Using the Calculator on This Page Effectively
- Enter the most recent period-end values from your balance sheet.
- Select your currency for cleaner report formatting.
- Choose a benchmark target that matches lender requirements or internal policy.
- Click calculate and review both the numeric result and chart comparison.
- Track changes monthly or quarterly to detect trend shifts early.
The chart view is intentionally simple: it compares your computed ratio against your benchmark and shows the structure of quick assets versus liabilities. This helps management teams and non-finance stakeholders understand not only whether liquidity is sufficient, but also what is driving the outcome.
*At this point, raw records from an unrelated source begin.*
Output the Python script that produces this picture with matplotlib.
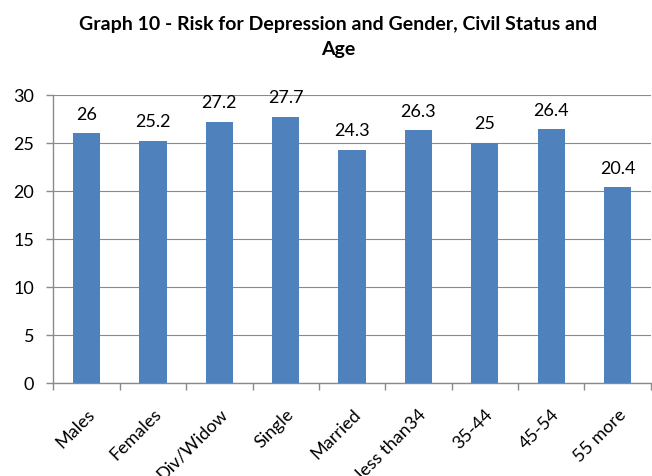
import numpy as np
import matplotlib.pyplot as plt

categories = ['Males', 'Females', 'Div/Widow', 'Single', 'Married',
              'less than34', '35-44', '45-54', '55 more']
values = [26, 25.2, 27.2, 27.7, 24.3, 26.3, 25, 26.4, 20.4]
labels = ['26', '25.2', '27.2', '27.7', '24.3', '26.3', '25', '26.4', '20.4']

plt.rcParams['font.family'] = ['Lato', 'DejaVu Sans']

fig = plt.figure(figsize=(6.52, 4.77), dpi=100)
ax = fig.add_axes([0.082, 0.195, 0.916, 0.604])

x = np.arange(len(categories))
ax.bar(x, values, width=0.41, color='#4F81BD', zorder=3)

for xi, v, t in zip(x, values, labels):
    ax.text(xi, v + 1.2, t, ha='center', va='bottom', fontsize=13, color='black')

ax.set_xlim(-0.5, len(categories) - 0.5)
ax.set_ylim(0, 30)
ax.set_yticks(range(0, 31, 5))
ax.yaxis.grid(True, color='#8a8a8a', linewidth=0.8, zorder=0)

ax.set_xticks(x)
ax.set_xticklabels(categories, rotation=45, ha='right', rotation_mode='anchor',
                   fontsize=13)
ax.tick_params(axis='x', length=0, pad=16)
ax.set_xticks(np.arange(-0.5, len(categories), 1), minor=True)
ax.tick_params(axis='x', which='minor', length=5, color='#8a8a8a', width=1)
ax.tick_params(axis='y', length=5, color='#8a8a8a', width=1, labelsize=13, pad=9)

for s in ['top', 'right']:
    ax.spines[s].set_visible(False)
for s in ['left', 'bottom']:
    ax.spines[s].set_color('#8a8a8a')
    ax.spines[s].set_linewidth(1)

fig.text(0.518, 0.967, 'Graph 10 - Risk for Depression and Gender, Civil Status and\nAge',
         ha='center', va='top', fontsize=14, fontweight='bold', linespacing=1.6)

fig.savefig('out.png', dpi=100)
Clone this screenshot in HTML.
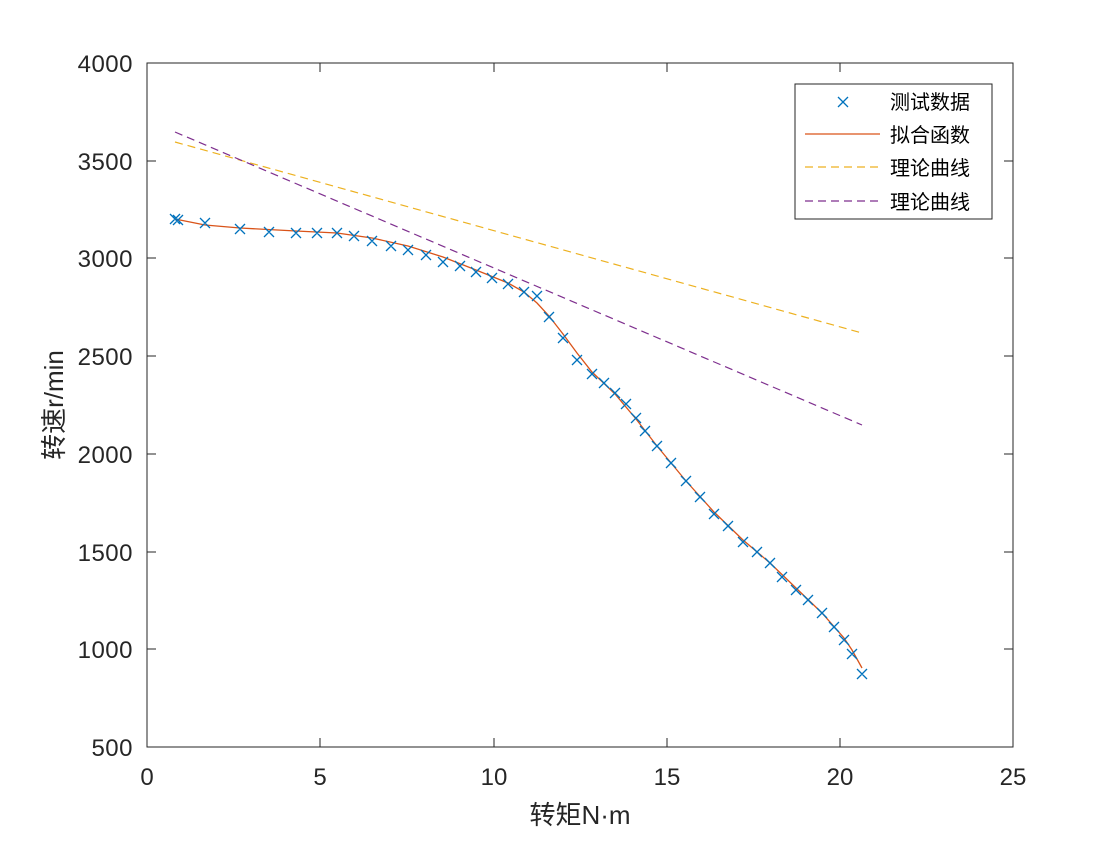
<!DOCTYPE html>
<html><head><meta charset="utf-8"><style>body{margin:0;background:#fff}</style></head><body>
<svg width="1120" height="840" xmlns="http://www.w3.org/2000/svg" font-family="Liberation Sans, Noto Sans CJK SC, sans-serif">
<rect width="1120" height="840" fill="#fff"/>
<rect x="147" y="63" width="866" height="684" fill="#fff" stroke="#262626" stroke-width="1"/>
<g stroke="#262626" stroke-width="1">
<line x1="147" y1="747" x2="147" y2="738"/><line x1="320" y1="747" x2="320" y2="738"/><line x1="494" y1="747" x2="494" y2="738"/><line x1="667" y1="747" x2="667" y2="738"/><line x1="840" y1="747" x2="840" y2="738"/>
<line x1="147" y1="63" x2="147" y2="72"/><line x1="320" y1="63" x2="320" y2="72"/><line x1="494" y1="63" x2="494" y2="72"/><line x1="667" y1="63" x2="667" y2="72"/><line x1="840" y1="63" x2="840" y2="72"/>
<line x1="147" y1="649" x2="156" y2="649"/><line x1="147" y1="552" x2="156" y2="552"/><line x1="147" y1="454" x2="156" y2="454"/><line x1="147" y1="356" x2="156" y2="356"/><line x1="147" y1="258" x2="156" y2="258"/><line x1="147" y1="161" x2="156" y2="161"/>
<line x1="1013" y1="649" x2="1004" y2="649"/><line x1="1013" y1="552" x2="1004" y2="552"/><line x1="1013" y1="454" x2="1004" y2="454"/><line x1="1013" y1="356" x2="1004" y2="356"/><line x1="1013" y1="258" x2="1004" y2="258"/><line x1="1013" y1="161" x2="1004" y2="161"/>
</g>
<g font-size="24" fill="#262626" text-anchor="middle">
<text x="147" y="785">0</text><text x="320" y="785">5</text><text x="494" y="785">10</text><text x="667" y="785">15</text><text x="840" y="785">20</text><text x="1013" y="785">25</text>
</g>
<g font-size="24" fill="#262626" text-anchor="end" letter-spacing="0.5">
<text x="133" y="756">500</text><text x="133" y="658">1000</text><text x="133" y="561">1500</text><text x="133" y="463">2000</text><text x="133" y="365">2500</text><text x="133" y="267">3000</text><text x="133" y="170">3500</text><text x="133" y="72">4000</text>
</g>
<text x="580" y="824" font-size="26" fill="#262626" text-anchor="middle">转矩N·m</text>
<text transform="translate(63,405) rotate(-90)" font-size="26" fill="#262626" text-anchor="middle">转速r/min</text>
<line x1="175" y1="142" x2="862" y2="333" stroke="#EDB120" stroke-width="1.2" stroke-dasharray="8,5"/>
<line x1="175" y1="132" x2="862" y2="425" stroke="#7E2F8E" stroke-width="1.2" stroke-dasharray="8,5"/>
<polyline fill="none" stroke="#D95319" stroke-width="1.3" points="175,219 205,225 240,228 296,231 337,233 372,238 408,246 443,257 476,270 508,283 524,292 537,303 549,316 563,334 577,353 592,372 615,394 636,419 657,446 686,481 714,512 743,540 770,563 796,588 822,613 844,638 852,650 862,668"/>
<g stroke="#0072BD" stroke-width="1.3" fill="none">
<path d="M170,214l10,10m0,-10l-10,10 M173,215l10,10m0,-10l-10,10 M200,218l10,10m0,-10l-10,10 M235,224l10,10m0,-10l-10,10 M264,227l10,10m0,-10l-10,10 M291,228l10,10m0,-10l-10,10 M312,228l10,10m0,-10l-10,10 M332,228l10,10m0,-10l-10,10 M349,231l10,10m0,-10l-10,10 M367,236l10,10m0,-10l-10,10 M386,241l10,10m0,-10l-10,10 M403,245l10,10m0,-10l-10,10 M421,250l10,10m0,-10l-10,10 M438,257l10,10m0,-10l-10,10 M455,261l10,10m0,-10l-10,10 M471,267l10,10m0,-10l-10,10 M487,273l10,10m0,-10l-10,10 M503,279l10,10m0,-10l-10,10 M519,287l10,10m0,-10l-10,10 M532,291l10,10m0,-10l-10,10 M544,312l10,10m0,-10l-10,10 M558,333l10,10m0,-10l-10,10 M572,355l10,10m0,-10l-10,10 M587,369l10,10m0,-10l-10,10 M599,378l10,10m0,-10l-10,10 M610,388l10,10m0,-10l-10,10 M621,399l10,10m0,-10l-10,10 M631,413l10,10m0,-10l-10,10 M640,426l10,10m0,-10l-10,10 M652,441l10,10m0,-10l-10,10 M666,458l10,10m0,-10l-10,10 M681,476l10,10m0,-10l-10,10 M695,492l10,10m0,-10l-10,10 M709,509l10,10m0,-10l-10,10 M723,521l10,10m0,-10l-10,10 M738,537l10,10m0,-10l-10,10 M752,547l10,10m0,-10l-10,10 M765,558l10,10m0,-10l-10,10 M777,572l10,10m0,-10l-10,10 M791,585l10,10m0,-10l-10,10 M803,595l10,10m0,-10l-10,10 M817,608l10,10m0,-10l-10,10 M829,622l10,10m0,-10l-10,10 M839,635l10,10m0,-10l-10,10 M847,649l10,10m0,-10l-10,10 M857,669l10,10m0,-10l-10,10"/>
</g>
<rect x="795" y="84" width="197" height="135" fill="#fff" stroke="#262626" stroke-width="1"/>
<path d="M838,97l10,10m0,-10l-10,10" stroke="#0072BD" stroke-width="1.3"/>
<line x1="805" y1="134" x2="880" y2="134" stroke="#D95319" stroke-width="1.3"/>
<line x1="805" y1="167" x2="880" y2="167" stroke="#EDB120" stroke-width="1.2" stroke-dasharray="8,5"/>
<line x1="805" y1="201" x2="880" y2="201" stroke="#7E2F8E" stroke-width="1.2" stroke-dasharray="8,5"/>
<g font-size="20" fill="#000">
<text x="890" y="109">测试数据</text><text x="890" y="142">拟合函数</text><text x="890" y="175">理论曲线</text><text x="890" y="209">理论曲线</text>
</g>
</svg>
</body></html>
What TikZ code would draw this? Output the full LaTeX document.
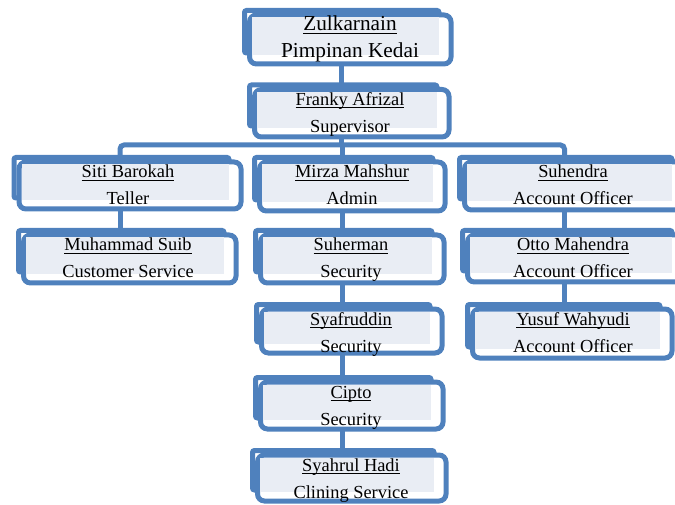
\documentclass[tikz,border=0pt]{standalone}
\usepackage{fontspec}
\setmainfont{Liberation Serif}
\usetikzlibrary{fit}
\definecolor{obl}{HTML}{4F81BD}
\definecolor{olt}{HTML}{E9EDF4}
\pgfdeclarelayer{bg}
\pgfsetlayers{bg,main}
\newcommand\ulx[1]{\setbox0\hbox{#1}\rlap{\rule[-2.6pt]{\wd0}{0.9pt}}\box0}
\tikzset{
  abox/.style={draw=obl, line width=5pt, rounded corners=2pt},
  bbox/.style={draw=obl, fill=white, line width=5pt, rounded corners=7pt},
  conn/.style={draw=obl, line width=5pt},
  lbl/.style={anchor=base, inner sep=0pt}
}
% 1 name 2 x0 3 y0 4 x1 5 y1 6 text x 7 size 8 line1 9 line2
\newcommand\orgbox[9]{%
  \draw[abox] (#2,#3) rectangle (#4,#5);
  \draw[bbox] (#2+5,#3+4.5) rectangle (#4+12,#5+11);
  \fill[olt] (#2+7.5,#3+7) rectangle (#4,#5+2);
  \node[fit={(#2+5,#3+4.5) (#4+12,#5+11)}, inner sep=0pt] (#1) {};
  \node[lbl, font=\fontsize{#7}{#7}\selectfont] (#1-n) at (#6,#3+20.5) {\ulx{#8}};
  \node[lbl, font=\fontsize{#7}{#7}\selectfont] (#1-r) at (#6,#3+47.5) {#9};
}
\begin{document}
\begin{tikzpicture}[x=1pt,y=-1pt]
\clip (0,0) rectangle (675,505);
\orgbox{zul}{244.5}{10.5}{439}{53}{350}{21.3}{Zulkarnain}{Pimpinan Kedai}
\orgbox{fra}{249.5}{85}{437}{126}{350}{18.4}{Franky Afrizal}{Supervisor}
\orgbox{siti}{14}{157.5}{229}{198}{128}{18.4}{Siti Barokah}{Teller}
\orgbox{mir}{254.5}{157.5}{433}{200}{352}{18.4}{Mirza Mahshur}{Admin}
\orgbox{suh}{459.5}{157.5}{672}{199}{573}{18.4}{Suhendra}{Account Officer}
\orgbox{suib}{18.5}{230.5}{224}{272}{128}{18.4}{Muhammad Suib}{Customer Service}
\orgbox{sher}{255.5}{230.5}{432}{272}{351}{18.4}{Suherman}{Security}
\orgbox{otto}{462.5}{230.5}{672}{271}{573}{18.4}{Otto Mahendra}{Account Officer}
\orgbox{syaf}{256.5}{304.5}{430}{342}{351}{18.4}{Syafruddin}{Security}
\orgbox{yus}{467.5}{304.5}{660}{347}{573}{18.4}{Yusuf Wahyudi}{Account Officer}
\orgbox{cip}{255.5}{377.5}{431}{418}{351}{18.4}{Cipto}{Security}
\orgbox{syah}{252.5}{450.5}{434}{490}{351}{18.4}{Syahrul Hadi}{Clining Service}
\begin{pgfonlayer}{bg}
\coordinate (cx1) at (341,0);
\coordinate (cxL) at (120,0);
\coordinate (cxM) at (342.5,0);
\coordinate (cxR) at (564.5,0);
\coordinate (bar) at (0,145);
\draw[conn] (cx1 |- zul.south) -- (cx1 |- fra.north);
\draw[conn] (cx1 |- fra.south) -- (cx1 |- bar);
\draw[conn, rounded corners=4pt] (cxL |- siti.north) -- (cxL |- bar) -- (cxR |- bar) -- (cxR |- suh.north);
\draw[conn] (cxM |- bar) -- (cxM |- mir.north);
\draw[conn] (cxL |- siti.south) -- (cxL |- suib.north);
\draw[conn] (cxM |- mir.south) -- (cxM |- sher.north);
\draw[conn] (cxM |- sher.south) -- (cxM |- syaf.north);
\draw[conn] (cxM |- syaf.south) -- (cxM |- cip.north);
\draw[conn] (cxM |- cip.south) -- (cxM |- syah.north);
\draw[conn] (cxR |- suh.south) -- (cxR |- otto.north);
\draw[conn] (cxR |- otto.south) -- (cxR |- yus.north);
\end{pgfonlayer}
\end{tikzpicture}
\end{document}
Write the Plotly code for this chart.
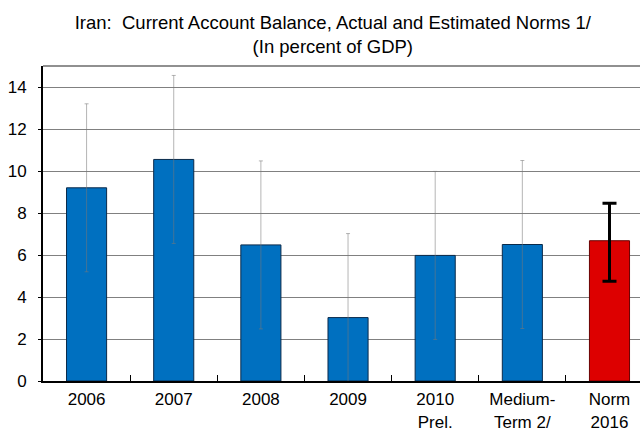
import plotly.graph_objects as go

categories = ["2006", "2007", "2008", "2009", "2010<br>Prel.", "Medium-<br>Term 2/", "Norm<br>2016"]
values = [9.2, 10.55, 6.48, 3.02, 5.98, 6.5, 6.68]
err_plus = [4.0, 4.0, 4.0, 4.0, 4.0, 4.0, 1.78]
err_minus = [4.0, 4.0, 4.0, 4.0, 4.0, 4.0, 1.93]
y_ticks = [0, 2, 4, 6, 8, 10, 12, 14]

blue = "#0070C0"
red = "#DD0000"
FONT = "Liberation Sans, Arial, sans-serif"

fig = go.Figure()
fig.add_trace(go.Bar(
    x=categories[:6], y=values[:6],
    marker=dict(color=blue, line=dict(color="#0a2a4a", width=1)),
    width=0.46,
    error_y=dict(type="data", symmetric=False, array=err_plus[:6], arrayminus=err_minus[:6],
                 color="rgba(120,120,120,0.55)", thickness=1, width=2),
    showlegend=False,
))
fig.add_trace(go.Bar(
    x=categories[6:], y=values[6:],
    marker=dict(color=red, line=dict(color="#6a0000", width=1)),
    width=0.46,
    error_y=dict(type="data", symmetric=False, array=err_plus[6:], arrayminus=err_minus[6:],
                 color="black", thickness=3, width=7),
    showlegend=False,
))

fig.update_layout(
    width=640, height=432,
    margin=dict(l=43, r=0, t=66, b=51),
    paper_bgcolor="white", plot_bgcolor="white",
    font=dict(family=FONT, size=17, color="black"),
    title=dict(text="Iran:  Current Account Balance, Actual and Estimated Norms 1/<br>(In percent of GDP)",
               x=0.52, xanchor="center", yref="container", y=1 - 29 / 432, yanchor="middle",
               automargin=False,
               font=dict(family=FONT, size=18.5, color="black")),
    barmode="overlay",
    xaxis=dict(
        type="category", categoryorder="array", categoryarray=categories,
        range=[-0.5, 6.35],
        showline=True, linecolor="black", linewidth=2,
        ticks="inside", ticklen=6, tickcolor="black", tickwidth=1,
        tickson="boundaries", showgrid=False,
        tickfont=dict(size=17),
        ticklabelstandoff=2,
        automargin=False,
    ),
    yaxis=dict(
        range=[0, 15], tickvals=y_ticks,
        showline=True, linecolor="black", linewidth=2,
        ticks="outside", ticklen=3, tickcolor="black",
        showgrid=True, gridcolor="#808080", gridwidth=1,
        zeroline=False,
        tickfont=dict(size=17),
        ticklabelstandoff=8,
        automargin=False,
    ),
    shapes=[dict(type="line", xref="paper", yref="paper", x0=0, x1=1, y0=1, y1=1,
                 line=dict(color="#909090", width=2))],
)

fig.write_html("out.html")
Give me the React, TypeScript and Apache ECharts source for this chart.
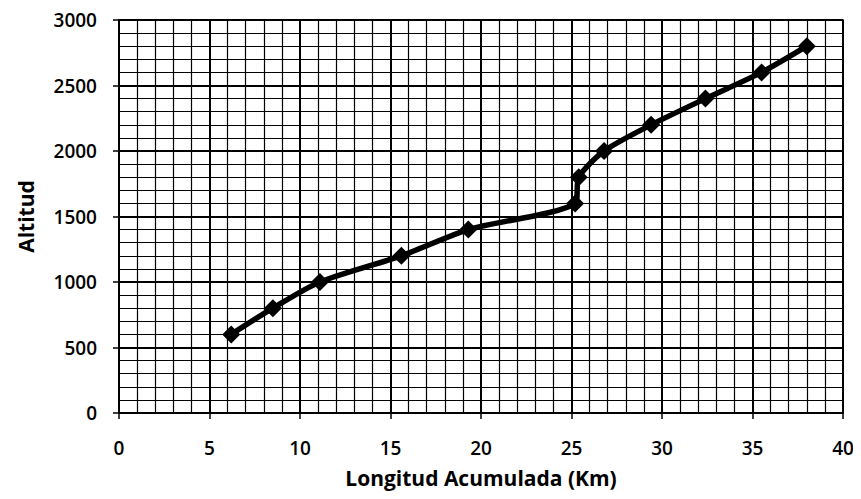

How to Improve a Weak Acid-Test Ratio
- Accelerate collections with tighter credit terms and better follow-up cadence.
- Negotiate extended payment terms with suppliers where feasible.
- Refinance near-term obligations into longer maturities when cost-effective.
- Build a minimum cash buffer policy tied to fixed monthly outflows.
- Dispose of non-core assets and redirect proceeds to liquidity reserves.
- Improve sales forecasting to reduce working capital volatility.
Improvement should balance risk control and growth economics. Holding too much liquidity can reduce return on capital, while holding too little can damage operating continuity. The best target is usually policy-based, industry-aware, and stress-tested against adverse scenarios.
Authoritative Sources for Deeper Analysis
For primary-source financial statements and macro liquidity context, use:
- U.S. Securities and Exchange Commission (SEC) EDGAR filings database
- Federal Reserve Financial Accounts of the United States (Z.1)
- Iowa State University Extension guide to liquidity ratios
Professional note: always reconcile ratio calculations to audited statements, confirm classification policies, and document assumptions. In credit and valuation work, consistency of method is often as important as the ratio itself.